Closing Costs Explained: Complete Breakdown & Negotiation Guide
Closing Costs Explained: The Complete Breakdown and Negotiation Guide
You’ve gotten pre-approved, found your home, made an offer, got inspections done, and your loan has been approved. Now comes the final shock: closing costs.
You’re about to hear numbers like “You’ll need $8,500 at closing” and wonder: “Wait, where did this come from? Isn’t the down payment enough?”
Closing costs are the fees involved in transferring ownership of the property. They typically total 2-5% of the home’s purchase price on top of your down payment.
Real example:
- Home price: $250,000
- Down payment (5%): $12,500
- Closing costs (3%): $7,500
- Total money needed: $20,000
Many first-time buyers are caught off guard by this.

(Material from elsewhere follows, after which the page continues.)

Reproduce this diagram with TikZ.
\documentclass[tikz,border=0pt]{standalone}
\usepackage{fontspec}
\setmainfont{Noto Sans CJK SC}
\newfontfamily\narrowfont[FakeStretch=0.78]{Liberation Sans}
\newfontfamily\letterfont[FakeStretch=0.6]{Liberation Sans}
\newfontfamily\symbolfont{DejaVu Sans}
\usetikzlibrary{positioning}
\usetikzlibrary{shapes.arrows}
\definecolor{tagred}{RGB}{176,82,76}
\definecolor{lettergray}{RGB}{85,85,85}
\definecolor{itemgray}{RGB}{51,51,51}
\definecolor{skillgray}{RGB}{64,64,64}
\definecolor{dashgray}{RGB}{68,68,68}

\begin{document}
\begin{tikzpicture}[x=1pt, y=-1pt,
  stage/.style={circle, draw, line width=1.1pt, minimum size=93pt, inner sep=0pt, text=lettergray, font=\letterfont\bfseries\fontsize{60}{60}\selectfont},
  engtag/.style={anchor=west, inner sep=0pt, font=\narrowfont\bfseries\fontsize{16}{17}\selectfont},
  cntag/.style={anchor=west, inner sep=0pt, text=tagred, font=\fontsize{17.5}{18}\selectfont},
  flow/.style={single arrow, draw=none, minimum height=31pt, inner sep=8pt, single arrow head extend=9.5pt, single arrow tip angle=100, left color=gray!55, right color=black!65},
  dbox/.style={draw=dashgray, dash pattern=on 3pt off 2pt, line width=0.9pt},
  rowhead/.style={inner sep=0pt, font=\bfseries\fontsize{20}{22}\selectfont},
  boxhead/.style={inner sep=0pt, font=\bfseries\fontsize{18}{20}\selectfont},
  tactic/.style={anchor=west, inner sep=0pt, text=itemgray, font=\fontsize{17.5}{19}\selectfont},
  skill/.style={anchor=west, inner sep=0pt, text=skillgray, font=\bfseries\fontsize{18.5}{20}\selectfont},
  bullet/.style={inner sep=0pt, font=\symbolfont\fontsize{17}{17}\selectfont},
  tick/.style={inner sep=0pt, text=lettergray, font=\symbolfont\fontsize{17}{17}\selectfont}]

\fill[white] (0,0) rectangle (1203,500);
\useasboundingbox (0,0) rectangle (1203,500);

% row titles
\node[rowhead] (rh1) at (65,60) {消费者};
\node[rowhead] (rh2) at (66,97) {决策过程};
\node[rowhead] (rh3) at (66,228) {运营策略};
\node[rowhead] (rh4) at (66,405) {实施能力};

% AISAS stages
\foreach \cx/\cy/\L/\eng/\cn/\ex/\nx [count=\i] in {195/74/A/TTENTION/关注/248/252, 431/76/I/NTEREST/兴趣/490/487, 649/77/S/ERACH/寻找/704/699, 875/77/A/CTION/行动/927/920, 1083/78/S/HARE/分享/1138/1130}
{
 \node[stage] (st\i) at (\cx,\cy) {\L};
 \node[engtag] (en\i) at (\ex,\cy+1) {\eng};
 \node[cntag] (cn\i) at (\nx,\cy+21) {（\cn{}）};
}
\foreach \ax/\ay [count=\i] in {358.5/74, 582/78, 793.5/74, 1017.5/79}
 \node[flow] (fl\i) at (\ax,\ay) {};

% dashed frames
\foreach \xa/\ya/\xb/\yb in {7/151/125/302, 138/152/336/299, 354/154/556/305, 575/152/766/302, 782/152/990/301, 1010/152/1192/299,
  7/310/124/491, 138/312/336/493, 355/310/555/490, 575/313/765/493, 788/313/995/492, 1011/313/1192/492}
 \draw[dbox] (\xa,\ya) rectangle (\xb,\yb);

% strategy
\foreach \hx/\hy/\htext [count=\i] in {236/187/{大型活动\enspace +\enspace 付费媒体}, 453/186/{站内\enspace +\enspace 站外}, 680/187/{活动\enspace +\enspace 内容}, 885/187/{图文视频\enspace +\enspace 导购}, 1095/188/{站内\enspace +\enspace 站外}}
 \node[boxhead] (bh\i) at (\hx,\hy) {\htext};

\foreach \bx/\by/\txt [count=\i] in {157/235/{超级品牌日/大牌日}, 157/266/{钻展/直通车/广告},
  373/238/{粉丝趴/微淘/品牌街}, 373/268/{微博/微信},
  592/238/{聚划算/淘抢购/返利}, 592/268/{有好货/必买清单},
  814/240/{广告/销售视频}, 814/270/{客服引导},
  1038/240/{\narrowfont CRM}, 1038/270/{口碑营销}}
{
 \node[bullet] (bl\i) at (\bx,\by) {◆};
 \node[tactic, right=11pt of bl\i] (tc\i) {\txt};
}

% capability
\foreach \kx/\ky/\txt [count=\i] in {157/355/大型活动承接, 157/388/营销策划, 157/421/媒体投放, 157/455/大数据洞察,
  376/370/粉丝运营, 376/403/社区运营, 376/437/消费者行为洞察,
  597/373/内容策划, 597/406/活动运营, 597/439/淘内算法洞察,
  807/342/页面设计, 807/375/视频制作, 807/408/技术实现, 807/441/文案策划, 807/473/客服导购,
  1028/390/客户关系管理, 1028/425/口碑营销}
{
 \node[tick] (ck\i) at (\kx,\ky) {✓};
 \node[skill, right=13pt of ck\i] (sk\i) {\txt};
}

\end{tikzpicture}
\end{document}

This guide breaks down exactly where your money goes, what’s negotiable, and how to reduce costs.
What Exactly Are Closing Costs?
Closing costs are fees paid to third parties to complete your home purchase. They cover:
- Processing your loan
- Appraising the property
- Insuring the title
- Searching the title for liens
- Recording the deed
- Your homeowners insurance
- Property taxes (prorated)
- Points and fees to the lender
They’re not padding. Most are legitimate costs from services provided. But they vary wildly by location, lender, and negotiation. Your job is understanding them and negotiating where possible.

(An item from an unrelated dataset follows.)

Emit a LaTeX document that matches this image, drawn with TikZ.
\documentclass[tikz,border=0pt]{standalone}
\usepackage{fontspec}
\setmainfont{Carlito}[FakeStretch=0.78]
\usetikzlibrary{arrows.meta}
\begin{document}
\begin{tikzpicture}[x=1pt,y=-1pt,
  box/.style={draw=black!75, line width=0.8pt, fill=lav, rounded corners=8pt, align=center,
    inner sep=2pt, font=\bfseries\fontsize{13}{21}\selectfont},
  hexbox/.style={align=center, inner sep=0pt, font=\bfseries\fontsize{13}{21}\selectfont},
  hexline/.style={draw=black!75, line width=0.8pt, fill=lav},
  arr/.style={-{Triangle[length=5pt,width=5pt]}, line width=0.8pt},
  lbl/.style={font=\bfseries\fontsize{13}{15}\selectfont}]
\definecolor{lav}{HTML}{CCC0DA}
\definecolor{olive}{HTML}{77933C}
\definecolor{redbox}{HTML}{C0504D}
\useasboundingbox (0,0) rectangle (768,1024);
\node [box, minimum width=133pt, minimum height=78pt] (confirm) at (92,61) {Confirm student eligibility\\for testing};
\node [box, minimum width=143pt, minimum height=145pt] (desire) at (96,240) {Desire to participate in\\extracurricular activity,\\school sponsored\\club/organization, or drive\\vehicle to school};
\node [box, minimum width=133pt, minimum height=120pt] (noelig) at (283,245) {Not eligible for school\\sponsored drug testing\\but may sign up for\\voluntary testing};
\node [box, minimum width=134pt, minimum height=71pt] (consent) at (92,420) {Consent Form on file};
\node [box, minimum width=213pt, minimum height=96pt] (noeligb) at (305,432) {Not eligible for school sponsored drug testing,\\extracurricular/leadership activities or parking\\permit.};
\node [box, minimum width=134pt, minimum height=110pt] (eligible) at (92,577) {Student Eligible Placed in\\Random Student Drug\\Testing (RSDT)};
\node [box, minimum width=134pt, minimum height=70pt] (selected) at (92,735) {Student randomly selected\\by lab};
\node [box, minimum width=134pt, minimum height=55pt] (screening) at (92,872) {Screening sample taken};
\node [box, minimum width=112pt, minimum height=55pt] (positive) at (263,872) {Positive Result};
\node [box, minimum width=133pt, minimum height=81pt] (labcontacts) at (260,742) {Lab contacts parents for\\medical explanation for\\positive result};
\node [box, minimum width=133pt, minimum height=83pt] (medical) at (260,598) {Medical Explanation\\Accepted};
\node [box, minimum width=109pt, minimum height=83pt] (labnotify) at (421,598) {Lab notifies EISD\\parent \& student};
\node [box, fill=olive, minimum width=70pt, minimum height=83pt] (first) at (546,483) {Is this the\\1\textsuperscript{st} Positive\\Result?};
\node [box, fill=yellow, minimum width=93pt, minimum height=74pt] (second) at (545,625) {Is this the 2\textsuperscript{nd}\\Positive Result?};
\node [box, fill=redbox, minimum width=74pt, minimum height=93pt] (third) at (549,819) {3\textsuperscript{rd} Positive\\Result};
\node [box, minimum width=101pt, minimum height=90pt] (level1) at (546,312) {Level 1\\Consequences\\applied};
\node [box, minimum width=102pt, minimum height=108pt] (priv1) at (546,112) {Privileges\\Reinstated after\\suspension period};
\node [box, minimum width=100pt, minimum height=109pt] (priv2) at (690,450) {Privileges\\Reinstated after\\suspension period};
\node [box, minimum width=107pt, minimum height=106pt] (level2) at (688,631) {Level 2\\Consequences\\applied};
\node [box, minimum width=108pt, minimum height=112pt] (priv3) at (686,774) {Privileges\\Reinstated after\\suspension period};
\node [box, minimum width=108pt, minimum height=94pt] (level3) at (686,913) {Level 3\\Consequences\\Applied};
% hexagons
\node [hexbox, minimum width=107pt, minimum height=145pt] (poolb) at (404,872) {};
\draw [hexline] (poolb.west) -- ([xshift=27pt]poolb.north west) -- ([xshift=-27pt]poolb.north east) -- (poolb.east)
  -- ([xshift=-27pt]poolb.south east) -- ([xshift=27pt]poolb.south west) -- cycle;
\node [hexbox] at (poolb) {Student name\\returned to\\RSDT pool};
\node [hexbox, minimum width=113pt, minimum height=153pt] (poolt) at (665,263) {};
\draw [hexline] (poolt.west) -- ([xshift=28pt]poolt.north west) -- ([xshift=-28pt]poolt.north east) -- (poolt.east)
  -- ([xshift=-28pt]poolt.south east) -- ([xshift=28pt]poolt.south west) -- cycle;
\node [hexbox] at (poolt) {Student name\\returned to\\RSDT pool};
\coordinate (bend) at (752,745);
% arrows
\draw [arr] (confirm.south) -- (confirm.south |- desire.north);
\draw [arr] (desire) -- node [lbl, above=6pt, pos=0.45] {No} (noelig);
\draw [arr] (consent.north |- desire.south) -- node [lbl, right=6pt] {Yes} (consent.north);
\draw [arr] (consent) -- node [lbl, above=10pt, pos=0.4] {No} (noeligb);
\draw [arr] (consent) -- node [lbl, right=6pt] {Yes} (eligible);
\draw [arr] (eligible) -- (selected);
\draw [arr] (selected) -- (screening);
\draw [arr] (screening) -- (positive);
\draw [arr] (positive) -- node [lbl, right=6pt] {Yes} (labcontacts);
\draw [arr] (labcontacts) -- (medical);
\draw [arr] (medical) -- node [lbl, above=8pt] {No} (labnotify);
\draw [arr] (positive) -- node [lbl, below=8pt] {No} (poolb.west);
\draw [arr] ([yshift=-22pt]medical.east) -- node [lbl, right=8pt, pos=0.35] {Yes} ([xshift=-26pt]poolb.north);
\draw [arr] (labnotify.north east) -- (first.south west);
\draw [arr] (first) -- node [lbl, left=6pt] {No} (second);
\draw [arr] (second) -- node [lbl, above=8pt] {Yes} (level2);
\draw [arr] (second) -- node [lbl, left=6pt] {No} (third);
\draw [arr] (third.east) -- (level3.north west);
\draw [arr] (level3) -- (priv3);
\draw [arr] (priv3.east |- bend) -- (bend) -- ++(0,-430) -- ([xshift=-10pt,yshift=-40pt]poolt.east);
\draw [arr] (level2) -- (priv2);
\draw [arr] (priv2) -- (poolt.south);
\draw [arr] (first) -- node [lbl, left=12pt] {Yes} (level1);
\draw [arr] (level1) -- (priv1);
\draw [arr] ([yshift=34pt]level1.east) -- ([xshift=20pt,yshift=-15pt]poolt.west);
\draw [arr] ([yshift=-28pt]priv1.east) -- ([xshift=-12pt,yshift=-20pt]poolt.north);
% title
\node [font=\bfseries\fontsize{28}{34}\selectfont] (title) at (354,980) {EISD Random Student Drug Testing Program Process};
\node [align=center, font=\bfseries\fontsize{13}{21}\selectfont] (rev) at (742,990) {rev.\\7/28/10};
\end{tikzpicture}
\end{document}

The Complete Closing Cost Breakdown
Here’s what a typical closing cost statement looks like for a $250,000 home purchase:
Lender Fees (What the Bank Charges)
| Fee | Amount | What It Is | Negotiable? |
|---|---|---|---|
| Loan Origination Fee | $1,500-2,500 | Processing your mortgage application | Yes (compare lenders) |
| Loan Discount Points | $0-2,000 | Optional: Pay upfront to lower interest rate | No (it’s a choice) |
| Application Fee | $0-500 | Processing your application | Yes (some lenders waive) |
| Credit Report Fee | $50-100 | Pulling your credit (lender does this) | No |
| Appraisal Fee | $400-600 | Professional home valuation | No (lender hires appraiser) |
| Underwriting Fee | $400-800 | Processing loan documentation | Yes (compare lenders) |
| Processing Fee | $300-500 | Administrative processing | Yes (compare lenders) |
Subtotal Lender Fees: $3,050-$7,400
Title and Legal Fees
| Fee | Amount | What It Is | Negotiable? |
|---|---|---|---|
| Title Search | $200-400 | Checking for liens or claims on property | Yes (shop around) |
| Title Insurance | $500-1,000 | Protection against title issues | Yes (negotiate) |
| Title Agent Fee | $200-300 | Title company’s handling fee | Yes (compare providers) |
| Attorney Fee (if required) | $0-500 | Some states require attorney at closing | No (state requirement) |
Subtotal Title Fees: $900-$2,200
Property-Related Costs
| Fee | Amount | What It Is | Negotiable? |
|---|---|---|---|
| Home Inspection | $300-500 | Professional inspection (you hire) | Yes (get 2-3 quotes) |
| Homeowners Insurance (1 year) | $600-1,500 | First year premium (required by lender) | Yes (shop around) |
| Property Taxes (prorated) | $300-1,500 | Your portion of annual taxes | No |
| HOA Fees (if applicable) | $0-1,000 | Prorated HOA dues | No |
Subtotal Property Costs: $1,200-$4,500
Misc. Costs
| Fee | Amount | What It Is | Negotiable? |
|---|---|---|---|
| Recording Fees | $50-200 | Recording deed with government | No |
| Document Prep Fees | $100-300 | Preparing legal documents | Yes (varies) |
| Courier/Shipping Fees | $50-200 | Sending documents | Yes (some lenders waive) |
| Transfer Tax | $0-3,000 | State/local tax on property transfer | No (state requirement) |
| Survey (if needed) | $200-500 | Property survey (usually not needed) | Negotiable |
Subtotal Misc: $400-$4,200
The Real-World Example
Here’s an actual closing cost statement for a $250,000 home:
CLOSING COSTS ESTIMATE - $250,000 Home Purchase
LOAN ORIGINATION & PROCESSING
├─ Loan Origination Fee: $1,500
├─ Application Fee: $0
├─ Credit Report: $75
├─ Appraisal Fee: $500
├─ Underwriting Fee: $600
└─ Processing Fee: $400
Subtotal: $3,075
TITLE & LEGAL
├─ Title Search: $300
├─ Title Insurance: $750
├─ Title Agency Fee: $250
└─ Attorney Fee: $0
Subtotal: $1,300
PROPERTY & INSURANCE
├─ Home Inspection: $400
├─ Homeowners Insurance (1 yr): $900
├─ Property Taxes (prorated): $625
└─ HOA Fees (if applicable): $0
Subtotal: $1,925
MISCELLANEOUS
├─ Recording Fees: $125
├─ Document Prep: $200
├─ Courier Fees: $75
└─ Transfer Tax: $1,250
Subtotal: $1,650
───────────────────────
TOTAL CLOSING COSTS: $7,950
───────────────────────
This is what you’d expect to pay for a $250,000 home in most markets.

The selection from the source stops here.